>>>>>

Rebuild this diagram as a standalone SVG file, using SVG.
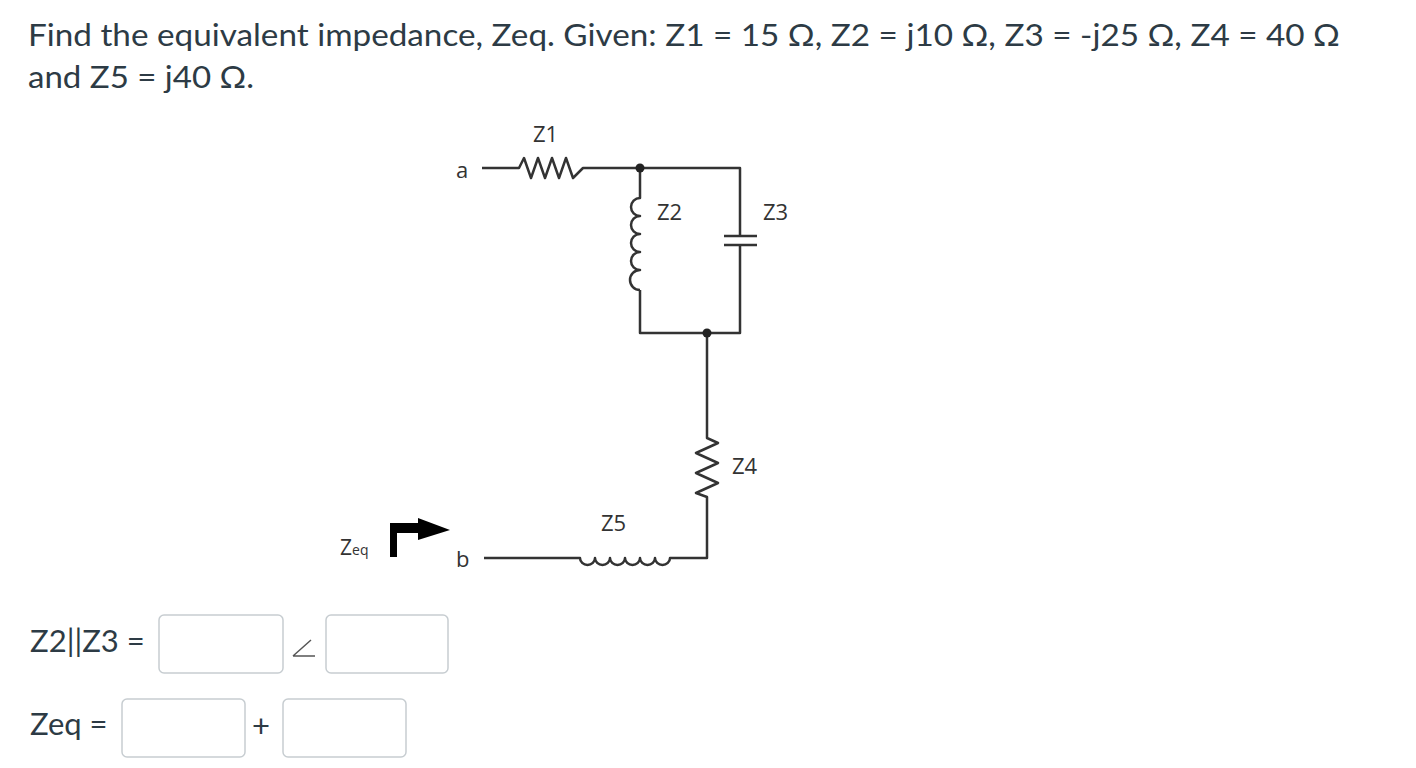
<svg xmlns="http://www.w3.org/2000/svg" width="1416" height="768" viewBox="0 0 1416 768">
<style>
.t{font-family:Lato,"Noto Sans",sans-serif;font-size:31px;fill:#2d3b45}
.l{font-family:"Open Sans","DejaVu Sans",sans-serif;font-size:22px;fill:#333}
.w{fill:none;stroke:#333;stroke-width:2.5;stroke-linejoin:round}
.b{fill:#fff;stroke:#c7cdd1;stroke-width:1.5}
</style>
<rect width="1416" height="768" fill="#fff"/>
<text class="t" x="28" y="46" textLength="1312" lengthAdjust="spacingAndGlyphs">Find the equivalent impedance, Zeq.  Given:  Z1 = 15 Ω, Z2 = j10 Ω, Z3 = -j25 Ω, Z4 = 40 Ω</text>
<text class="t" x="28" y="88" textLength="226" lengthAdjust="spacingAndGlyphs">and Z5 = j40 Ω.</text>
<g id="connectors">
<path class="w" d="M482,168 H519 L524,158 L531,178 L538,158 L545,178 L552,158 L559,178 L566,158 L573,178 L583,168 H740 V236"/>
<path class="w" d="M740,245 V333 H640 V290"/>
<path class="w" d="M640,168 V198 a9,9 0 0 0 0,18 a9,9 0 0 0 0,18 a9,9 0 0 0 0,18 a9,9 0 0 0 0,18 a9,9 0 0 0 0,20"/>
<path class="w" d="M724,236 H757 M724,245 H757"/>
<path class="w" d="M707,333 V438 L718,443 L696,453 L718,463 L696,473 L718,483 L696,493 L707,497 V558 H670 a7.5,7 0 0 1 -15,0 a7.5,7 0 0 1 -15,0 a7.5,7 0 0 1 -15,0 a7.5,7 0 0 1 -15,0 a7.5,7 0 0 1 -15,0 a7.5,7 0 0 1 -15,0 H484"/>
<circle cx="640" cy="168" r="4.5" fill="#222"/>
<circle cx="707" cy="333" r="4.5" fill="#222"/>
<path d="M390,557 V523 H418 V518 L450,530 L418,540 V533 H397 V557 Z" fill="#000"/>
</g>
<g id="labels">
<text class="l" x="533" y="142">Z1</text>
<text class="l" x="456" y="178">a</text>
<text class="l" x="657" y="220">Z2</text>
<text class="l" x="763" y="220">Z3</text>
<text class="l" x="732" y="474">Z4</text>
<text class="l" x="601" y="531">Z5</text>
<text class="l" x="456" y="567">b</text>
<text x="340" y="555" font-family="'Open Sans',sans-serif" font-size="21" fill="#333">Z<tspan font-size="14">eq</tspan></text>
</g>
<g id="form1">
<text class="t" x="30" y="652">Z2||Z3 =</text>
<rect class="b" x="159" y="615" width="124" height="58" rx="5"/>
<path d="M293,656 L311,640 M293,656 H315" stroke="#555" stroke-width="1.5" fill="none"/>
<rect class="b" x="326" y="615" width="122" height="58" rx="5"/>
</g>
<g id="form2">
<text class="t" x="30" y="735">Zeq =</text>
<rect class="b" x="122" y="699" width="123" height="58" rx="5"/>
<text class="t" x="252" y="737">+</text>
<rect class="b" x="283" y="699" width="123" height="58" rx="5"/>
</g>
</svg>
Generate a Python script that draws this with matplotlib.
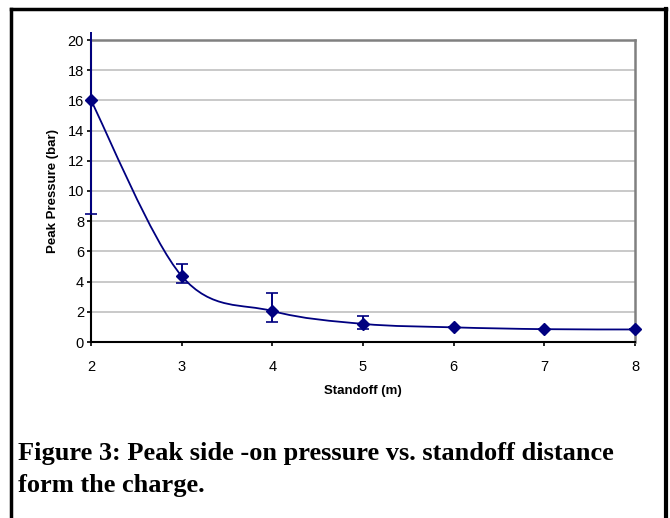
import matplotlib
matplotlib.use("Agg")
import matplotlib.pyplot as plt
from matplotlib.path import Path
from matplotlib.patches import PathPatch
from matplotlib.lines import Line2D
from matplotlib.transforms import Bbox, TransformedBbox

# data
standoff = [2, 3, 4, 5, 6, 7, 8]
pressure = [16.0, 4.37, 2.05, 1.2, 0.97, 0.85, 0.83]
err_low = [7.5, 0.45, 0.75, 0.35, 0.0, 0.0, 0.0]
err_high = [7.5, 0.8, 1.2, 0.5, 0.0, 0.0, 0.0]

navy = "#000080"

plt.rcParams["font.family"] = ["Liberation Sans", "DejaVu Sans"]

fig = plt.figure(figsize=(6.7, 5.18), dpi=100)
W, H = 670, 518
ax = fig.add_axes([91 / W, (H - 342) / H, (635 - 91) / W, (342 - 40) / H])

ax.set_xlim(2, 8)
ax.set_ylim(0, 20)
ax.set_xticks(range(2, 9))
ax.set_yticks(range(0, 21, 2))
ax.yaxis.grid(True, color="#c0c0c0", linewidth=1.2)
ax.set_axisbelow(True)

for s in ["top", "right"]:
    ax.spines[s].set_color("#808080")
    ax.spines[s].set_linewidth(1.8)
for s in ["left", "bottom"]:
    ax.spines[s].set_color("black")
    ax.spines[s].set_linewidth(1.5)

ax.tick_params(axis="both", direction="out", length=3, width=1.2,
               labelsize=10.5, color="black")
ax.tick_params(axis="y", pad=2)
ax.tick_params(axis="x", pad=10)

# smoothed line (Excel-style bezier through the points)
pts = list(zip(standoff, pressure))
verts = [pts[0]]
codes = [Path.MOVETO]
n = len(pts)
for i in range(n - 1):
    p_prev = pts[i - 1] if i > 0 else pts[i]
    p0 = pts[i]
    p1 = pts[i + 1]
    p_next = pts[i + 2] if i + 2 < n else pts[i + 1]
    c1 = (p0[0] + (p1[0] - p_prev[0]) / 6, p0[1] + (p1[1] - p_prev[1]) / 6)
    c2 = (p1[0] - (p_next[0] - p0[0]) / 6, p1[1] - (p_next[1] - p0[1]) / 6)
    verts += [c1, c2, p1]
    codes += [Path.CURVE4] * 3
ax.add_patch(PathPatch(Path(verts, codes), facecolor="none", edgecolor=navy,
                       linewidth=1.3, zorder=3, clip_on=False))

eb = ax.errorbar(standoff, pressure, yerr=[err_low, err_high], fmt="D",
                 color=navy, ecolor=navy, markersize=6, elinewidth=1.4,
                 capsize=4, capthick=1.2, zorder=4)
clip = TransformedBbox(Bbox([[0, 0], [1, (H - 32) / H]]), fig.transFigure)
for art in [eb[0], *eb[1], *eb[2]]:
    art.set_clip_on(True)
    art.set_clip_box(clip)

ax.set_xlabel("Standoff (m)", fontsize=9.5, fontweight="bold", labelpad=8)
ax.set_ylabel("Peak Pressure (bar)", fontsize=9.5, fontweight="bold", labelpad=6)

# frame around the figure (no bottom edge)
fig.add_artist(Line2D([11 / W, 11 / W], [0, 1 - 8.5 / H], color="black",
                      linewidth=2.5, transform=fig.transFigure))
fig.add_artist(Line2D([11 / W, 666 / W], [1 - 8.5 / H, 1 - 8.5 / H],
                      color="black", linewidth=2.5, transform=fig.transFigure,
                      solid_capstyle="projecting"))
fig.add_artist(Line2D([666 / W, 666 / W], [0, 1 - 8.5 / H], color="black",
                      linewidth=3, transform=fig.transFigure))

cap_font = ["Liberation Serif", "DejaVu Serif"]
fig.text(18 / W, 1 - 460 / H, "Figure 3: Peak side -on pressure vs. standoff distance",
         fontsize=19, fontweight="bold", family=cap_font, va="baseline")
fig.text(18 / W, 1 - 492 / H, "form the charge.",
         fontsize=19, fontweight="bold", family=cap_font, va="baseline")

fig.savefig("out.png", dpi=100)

<<<<<

Description of the task: Leave the images out, please, and restate each line word for word.

The solution:
Rebuild this diagram as a standalone SVG file, using SVG.
<svg xmlns="http://www.w3.org/2000/svg" width="1416" height="768" viewBox="0 0 1416 768">
<style>
.t{font-family:Lato,"Noto Sans",sans-serif;font-size:31px;fill:#2d3b45}
.l{font-family:"Open Sans","DejaVu Sans",sans-serif;font-size:22px;fill:#333}
.w{fill:none;stroke:#333;stroke-width:2.5;stroke-linejoin:round}
.b{fill:#fff;stroke:#c7cdd1;stroke-width:1.5}
</style>
<rect width="1416" height="768" fill="#fff"/>
<text class="t" x="28" y="46" textLength="1312" lengthAdjust="spacingAndGlyphs">Find the equivalent impedance, Zeq.  Given:  Z1 = 15 Ω, Z2 = j10 Ω, Z3 = -j25 Ω, Z4 = 40 Ω</text>
<text class="t" x="28" y="88" textLength="226" lengthAdjust="spacingAndGlyphs">and Z5 = j40 Ω.</text>
<g id="connectors">
<path class="w" d="M482,168 H519 L524,158 L531,178 L538,158 L545,178 L552,158 L559,178 L566,158 L573,178 L583,168 H740 V236"/>
<path class="w" d="M740,245 V333 H640 V290"/>
<path class="w" d="M640,168 V198 a9,9 0 0 0 0,18 a9,9 0 0 0 0,18 a9,9 0 0 0 0,18 a9,9 0 0 0 0,18 a9,9 0 0 0 0,20"/>
<path class="w" d="M724,236 H757 M724,245 H757"/>
<path class="w" d="M707,333 V438 L718,443 L696,453 L718,463 L696,473 L718,483 L696,493 L707,497 V558 H670 a7.5,7 0 0 1 -15,0 a7.5,7 0 0 1 -15,0 a7.5,7 0 0 1 -15,0 a7.5,7 0 0 1 -15,0 a7.5,7 0 0 1 -15,0 a7.5,7 0 0 1 -15,0 H484"/>
<circle cx="640" cy="168" r="4.5" fill="#222"/>
<circle cx="707" cy="333" r="4.5" fill="#222"/>
<path d="M390,557 V523 H418 V518 L450,530 L418,540 V533 H397 V557 Z" fill="#000"/>
</g>
<g id="labels">
<text class="l" x="533" y="142">Z1</text>
<text class="l" x="456" y="178">a</text>
<text class="l" x="657" y="220">Z2</text>
<text class="l" x="763" y="220">Z3</text>
<text class="l" x="732" y="474">Z4</text>
<text class="l" x="601" y="531">Z5</text>
<text class="l" x="456" y="567">b</text>
<text x="340" y="555" font-family="'Open Sans',sans-serif" font-size="21" fill="#333">Z<tspan font-size="14">eq</tspan></text>
</g>
<g id="form1">
<text class="t" x="30" y="652">Z2||Z3 =</text>
<rect class="b" x="159" y="615" width="124" height="58" rx="5"/>
<path d="M293,656 L311,640 M293,656 H315" stroke="#555" stroke-width="1.5" fill="none"/>
<rect class="b" x="326" y="615" width="122" height="58" rx="5"/>
</g>
<g id="form2">
<text class="t" x="30" y="735">Zeq =</text>
<rect class="b" x="122" y="699" width="123" height="58" rx="5"/>
<text class="t" x="252" y="737">+</text>
<rect class="b" x="283" y="699" width="123" height="58" rx="5"/>
</g>
</svg>
Generate a Python script that draws this with matplotlib.
import matplotlib
matplotlib.use("Agg")
import matplotlib.pyplot as plt
from matplotlib.path import Path
from matplotlib.patches import PathPatch
from matplotlib.lines import Line2D
from matplotlib.transforms import Bbox, TransformedBbox

# data
standoff = [2, 3, 4, 5, 6, 7, 8]
pressure = [16.0, 4.37, 2.05, 1.2, 0.97, 0.85, 0.83]
err_low = [7.5, 0.45, 0.75, 0.35, 0.0, 0.0, 0.0]
err_high = [7.5, 0.8, 1.2, 0.5, 0.0, 0.0, 0.0]

navy = "#000080"

plt.rcParams["font.family"] = ["Liberation Sans", "DejaVu Sans"]

fig = plt.figure(figsize=(6.7, 5.18), dpi=100)
W, H = 670, 518
ax = fig.add_axes([91 / W, (H - 342) / H, (635 - 91) / W, (342 - 40) / H])

ax.set_xlim(2, 8)
ax.set_ylim(0, 20)
ax.set_xticks(range(2, 9))
ax.set_yticks(range(0, 21, 2))
ax.yaxis.grid(True, color="#c0c0c0", linewidth=1.2)
ax.set_axisbelow(True)

for s in ["top", "right"]:
    ax.spines[s].set_color("#808080")
    ax.spines[s].set_linewidth(1.8)
for s in ["left", "bottom"]:
    ax.spines[s].set_color("black")
    ax.spines[s].set_linewidth(1.5)

ax.tick_params(axis="both", direction="out", length=3, width=1.2,
               labelsize=10.5, color="black")
ax.tick_params(axis="y", pad=2)
ax.tick_params(axis="x", pad=10)

# smoothed line (Excel-style bezier through the points)
pts = list(zip(standoff, pressure))
verts = [pts[0]]
codes = [Path.MOVETO]
n = len(pts)
for i in range(n - 1):
    p_prev = pts[i - 1] if i > 0 else pts[i]
    p0 = pts[i]
    p1 = pts[i + 1]
    p_next = pts[i + 2] if i + 2 < n else pts[i + 1]
    c1 = (p0[0] + (p1[0] - p_prev[0]) / 6, p0[1] + (p1[1] - p_prev[1]) / 6)
    c2 = (p1[0] - (p_next[0] - p0[0]) / 6, p1[1] - (p_next[1] - p0[1]) / 6)
    verts += [c1, c2, p1]
    codes += [Path.CURVE4] * 3
ax.add_patch(PathPatch(Path(verts, codes), facecolor="none", edgecolor=navy,
                       linewidth=1.3, zorder=3, clip_on=False))

eb = ax.errorbar(standoff, pressure, yerr=[err_low, err_high], fmt="D",
                 color=navy, ecolor=navy, markersize=6, elinewidth=1.4,
                 capsize=4, capthick=1.2, zorder=4)
clip = TransformedBbox(Bbox([[0, 0], [1, (H - 32) / H]]), fig.transFigure)
for art in [eb[0], *eb[1], *eb[2]]:
    art.set_clip_on(True)
    art.set_clip_box(clip)

ax.set_xlabel("Standoff (m)", fontsize=9.5, fontweight="bold", labelpad=8)
ax.set_ylabel("Peak Pressure (bar)", fontsize=9.5, fontweight="bold", labelpad=6)

# frame around the figure (no bottom edge)
fig.add_artist(Line2D([11 / W, 11 / W], [0, 1 - 8.5 / H], color="black",
                      linewidth=2.5, transform=fig.transFigure))
fig.add_artist(Line2D([11 / W, 666 / W], [1 - 8.5 / H, 1 - 8.5 / H],
                      color="black", linewidth=2.5, transform=fig.transFigure,
                      solid_capstyle="projecting"))
fig.add_artist(Line2D([666 / W, 666 / W], [0, 1 - 8.5 / H], color="black",
                      linewidth=3, transform=fig.transFigure))

cap_font = ["Liberation Serif", "DejaVu Serif"]
fig.text(18 / W, 1 - 460 / H, "Figure 3: Peak side -on pressure vs. standoff distance",
         fontsize=19, fontweight="bold", family=cap_font, va="baseline")
fig.text(18 / W, 1 - 492 / H, "form the charge.",
         fontsize=19, fontweight="bold", family=cap_font, va="baseline")

fig.savefig("out.png", dpi=100)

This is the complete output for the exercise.